Elian was also a made up name, but it’s very popular in Cuba now, I have two(!) cousins named Elian.
So that idea, of a character named “5,” including the backstory as to why it came to be that way and so on…
That’s kind of funny.
So did Peanuts used to be funny then?
-FrL-
I don’t know that I’d call it ‘made up’. It’s a somewhat common name in France (goes back to the middle-ages), though more common in the feminine Eliane. I always think it sounds too much like ‘alien’, but that’s another story.
We had a wave of American ‘soap-opera names’ over here a few years back - French kids called Brandon and Tiffany (US spelling) and so forth. There’s a French comic, Elie Semoun who does a routine with a girl called Kevina.
Hm. There are a lot of Mormons in Alberta, too. This may explain one of the more truly horrendous names I found in the Alberta baby names register for 2006: “Fredvieve.”

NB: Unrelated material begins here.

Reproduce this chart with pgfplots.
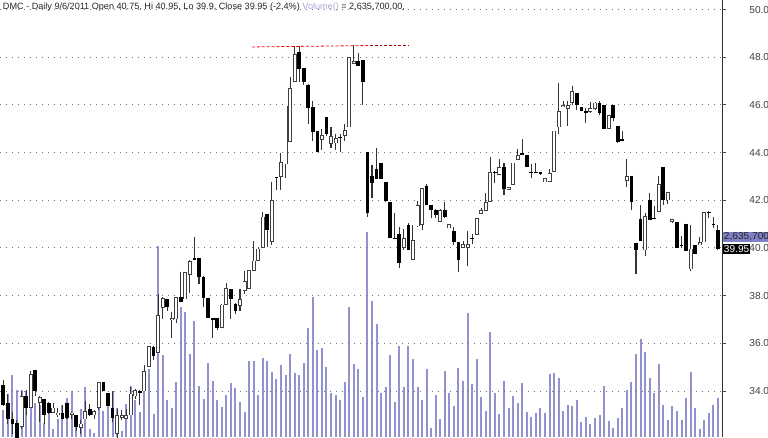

I have seen a number of innovative spellings of French names in Québec, along the lines of “Véronik” for Véronique and the like. There also seems to be a peculiar trend for English names: “William” was the most popular boy’s name in Quebec last year. They haven’t quite reached the excesses of Britnee and Maddysin, though; most of the French-named young people I know spell their names conventionally.
Also considering the other possible allusion for “Regan” as a girl’s name. (Not too many young ladies running around named “Goneril,” I notice.)
As does Quebec - we don’t have a list, but the registrar of civil status has veto power over obviously idiotic name (like the Macarthur winners who tried to name their kid “Spatule” (cooking spatula or spoonbill bird) a few years ago).
I thought it was…humorous enough to own several books, but it wasn’t gut-busting hilarious.
Remember also, that Linda Blair’s character in The Exorcist was named Regan.